Another method by which the developers hope to get new players into the game is by introducing a significant glossary of MOBA terms and numerous tooltips, including basic information on how to play each of the Guardians. New players shouldn’t worry about facing experts their first game either, as there is a matchmaking system that helps to ensure players face opponents of approximately equal skill.
Finally, there was one detail that has implications that reach further than Guardians of Middle-earth alone. For readers not familiar with MOBA games, they receive a lot of balance patches; for example, League of Legends is usually patched once every two weeks. When asked how they were able to work with Microsoft to help ensure quick certification of future patches to help maintain their online community of players, WB Games representatives responded by saying that they can change numbers in their balance database (numbers such as how much damage a certain character’s fireball spell does or how powerful a certain relic is) without having to go through certification.
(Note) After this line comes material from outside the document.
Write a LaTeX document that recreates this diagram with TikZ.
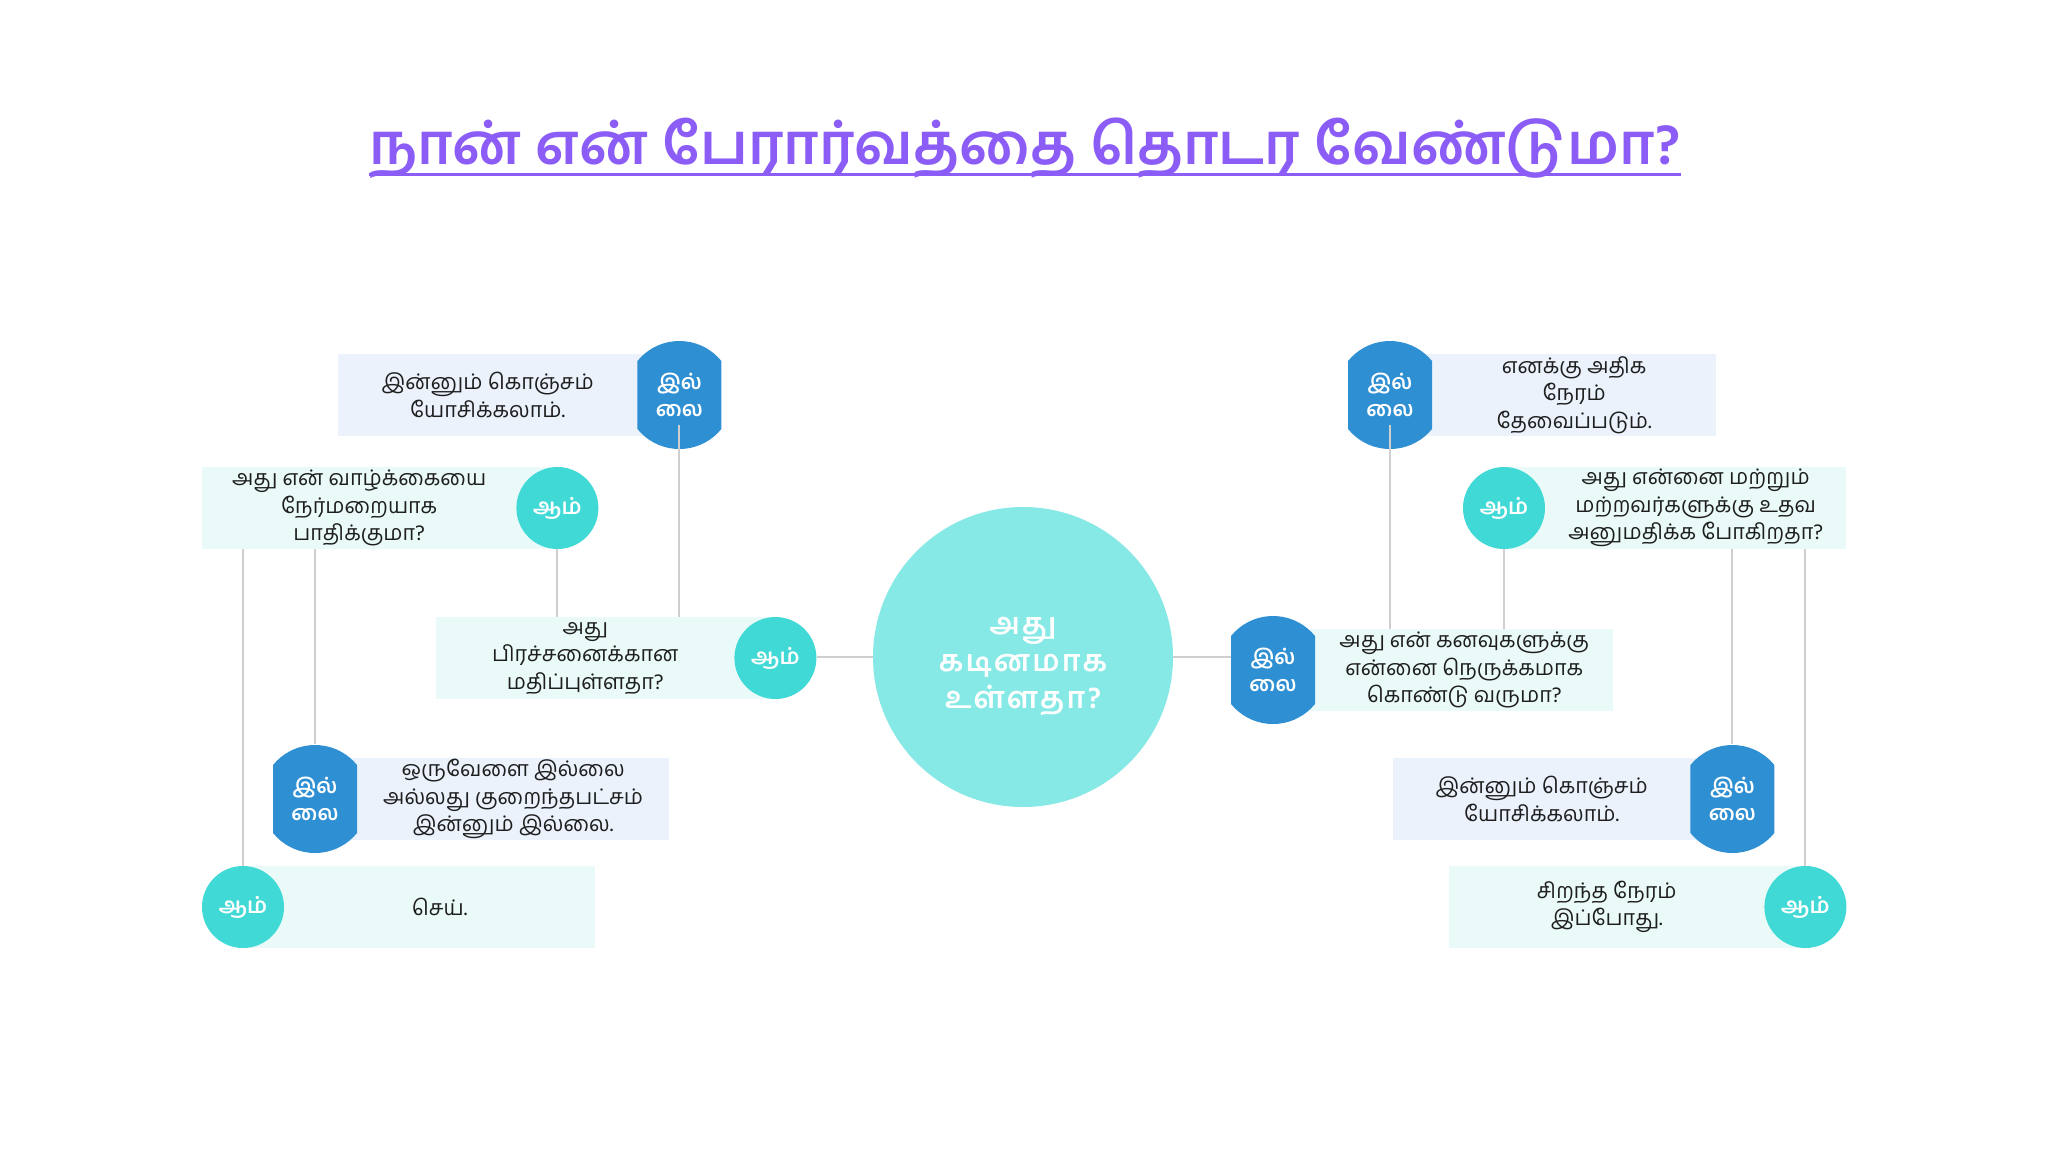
\documentclass[tikz,border=0pt]{standalone}
\usepackage{fontspec}
\setmainfont{Hind Madurai}[Script=Tamil]
\newfontfamily\hubfont{Hind Madurai}[Script=Tamil,LetterSpace=7]
\definecolor{titlecol}{HTML}{8B5CF6}
\definecolor{nocol}{HTML}{2E8FD3}
\definecolor{yescol}{HTML}{41D9D5}
\definecolor{hubcol}{HTML}{87E9E6}
\definecolor{nobg}{HTML}{EBF2FC}
\definecolor{yesbg}{HTML}{E9FAF8}
\definecolor{linecol}{HTML}{CFCFCF}
\definecolor{ink}{HTML}{1E1E1E}
\tikzset{
  hub/.style={circle,fill=hubcol,minimum size=300pt,inner sep=0pt,text=white,align=center,
    font=\hubfont\bfseries\fontsize{30}{37}\selectfont},
  yes/.style={circle,fill=yescol,minimum size=82pt,inner sep=0pt,text=white,
    font=\bfseries\fontsize{22}{26}\selectfont},
  no/.style={rectangle,minimum width=84pt,minimum height=110pt,inner sep=0pt,text=white,align=center,
    font=\bfseries\fontsize{21}{27}\selectfont,
    path picture={\fill[nocol] (path picture bounding box.center) circle (54pt);}},
  nobox/.style={fill=nobg,minimum height=82pt,inner sep=0pt,align=center,text=ink,
    font=\fontsize{21.5}{27.5}\selectfont},
  yesbox/.style={nobox,fill=yesbg},
  link/.style={draw=linecol,line width=2pt}
}
\begin{document}
\begin{tikzpicture}[x=1pt,y=-1pt]
\useasboundingbox[fill=white] (0,0) rectangle (2048,1152);

\node[inner sep=0pt,text=titlecol,font=\bfseries\fontsize{57}{60}\selectfont] (ttl) at (1025,148)
  {நான் என் பேரார்வத்தை தொடர வேண்டுமா?};
\draw[titlecol,line width=3.5pt] ([yshift=-10pt]ttl.base west) -- ([yshift=-10pt]ttl.base east);

\node[hub] (hub) at (1023,657) {\raisebox{-7pt}[\height][\depth]{\begin{tabular}{@{}c@{}}அது\\கடினமாக\\உள்ளதா?\end{tabular}}};

% left branch
\node[yesbox,minimum width=298pt,anchor=west] (boxD) at (436,658) {அது\\பிரச்சனைக்கான\\மதிப்புள்ளதா?};
\fill[yesbg] (boxD.north east) rectangle ([xshift=41pt]boxD.south east);
\node[yes] (yD) at ([xshift=41pt]boxD.east) {ஆம்};

\node[nobox,minimum width=299pt,anchor=west] (boxA) at (338,395) {இன்னும் கொஞ்சம்\\யோசிக்கலாம்.};
\fill[nobg] (boxA.north east) rectangle ([xshift=42pt]boxA.south east);
\node[no] (nA) at ([xshift=42pt]boxA.east) {இல்\\லை};

\node[yesbox,minimum width=314pt,anchor=west] (boxC) at (202,508) {அது என் வாழ்க்கையை\\நேர்மறையாக\\பாதிக்குமா?};
\fill[yesbg] (boxC.north east) rectangle ([xshift=41pt]boxC.south east);
\node[yes] (yC) at ([xshift=41pt]boxC.east) {ஆம்};

\node[nobox,minimum width=312pt,anchor=west] (boxE) at (357,799) {ஒருவேளை இல்லை\\அல்லது குறைந்தபட்சம்\\இன்னும் இல்லை.};
\fill[nobg] (boxE.north west) rectangle ([xshift=-42pt]boxE.south west);
\node[no] (nE) at ([xshift=-42pt]boxE.west) {இல்\\லை};

\node[yesbox,minimum width=311pt,anchor=west] (boxF) at (284,907) {செய்.};
\fill[yesbg] (boxF.north west) rectangle ([xshift=-41pt]boxF.south west);
\node[yes] (yF) at ([xshift=-41pt]boxF.west) {ஆம்};

% right branch
\node[yesbox,minimum width=298pt,anchor=west] (boxI) at (1315,670) {அது என் கனவுகளுக்கு\\என்னை நெருக்கமாக\\கொண்டு வருமா?};
\fill[yesbg] (boxI.north west) rectangle ([xshift=-42pt]boxI.south west);
\node[no] (nI) at ([xshift=-42pt]boxI.west) {இல்\\லை};

\node[nobox,minimum width=284pt,anchor=west] (boxG) at (1432,395) {எனக்கு அதிக\\நேரம்\\தேவைப்படும்.};
\fill[nobg] (boxG.north west) rectangle ([xshift=-42pt]boxG.south west);
\node[no] (nG) at ([xshift=-42pt]boxG.west) {இல்\\லை};

\node[yesbox,minimum width=301pt,anchor=west] (boxH) at (1545,508) {அது என்னை மற்றும்\\மற்றவர்களுக்கு உதவ\\அனுமதிக்க போகிறதா?};
\fill[yesbg] (boxH.north west) rectangle ([xshift=-41pt]boxH.south west);
\node[yes] (yH) at ([xshift=-41pt]boxH.west) {ஆம்};

\node[nobox,minimum width=297pt,anchor=west] (boxJ) at (1393,799) {இன்னும் கொஞ்சம்\\யோசிக்கலாம்.};
\fill[nobg] (boxJ.north east) rectangle ([xshift=42pt]boxJ.south east);
\node[no] (nJ) at ([xshift=42pt]boxJ.east) {இல்\\லை};

\node[yesbox,minimum width=315pt,anchor=west] (boxK) at (1449,907) {சிறந்த நேரம்\\இப்போது.};
\fill[yesbg] (boxK.north east) rectangle ([xshift=41pt]boxK.south east);
\node[yes] (yK) at ([xshift=41pt]boxK.east) {ஆம்};

% connectors
\draw[link] (hub.west) -- (hub.west -| yD.east);
\draw[link] (hub.east) -- (hub.east -| nI.west);
\draw[link] ([yshift=-30pt]nA.center) -- (nA.center |- boxD.north);
\draw[link] (yC.south) -- (yC.south |- boxD.north);
\draw[link] (boxC.south -| nE.center) -- (nE.north);
\draw[link] (boxC.south -| yF.center) -- (yF.north);
\draw[link] ([yshift=-30pt]nG.center) -- (nG.center |- boxI.north);
\draw[link] (yH.south) -- (yH.south |- boxI.north);
\draw[link] (boxH.south -| nJ.center) -- (nJ.north);
\draw[link] (boxH.south -| yK.center) -- (yK.north);
\end{tikzpicture}
\end{document}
This is extremely good news for XBLA gamers — hopefully other developers are permitted to set up similar databases for their own games when it makes sense to do so. Imagine playing a version of Street Fighter that Capcom could tweak and balance on a monthly basis as the result of tournament play, for instance. The possibilities seem endless here, and since Microsoft was willing to work with WB Games and Monolith to help ensure as high-quality a MOBA game on XBLA as possible, it would be nice to see them show the same courtesy to other developers in the future.
The development team is very proud of the work they have done on bringing the MOBA genre to the console space. When asked about why they chose not to simultaneously release Guardians of Middle-earth on the PC, they responded that multiple aspects of the game design are focused around the console interface. The developers suggested that even if they had an unlimited budget from which to work, if they had split their focus between console and PC, then neither would have been as successful. Thus far, everything they had to share with XBLAFans was extremely exciting — if these systems work as well as they suggest, Guardians of Middle-earth may well be one of the most exciting XBLA releases yet.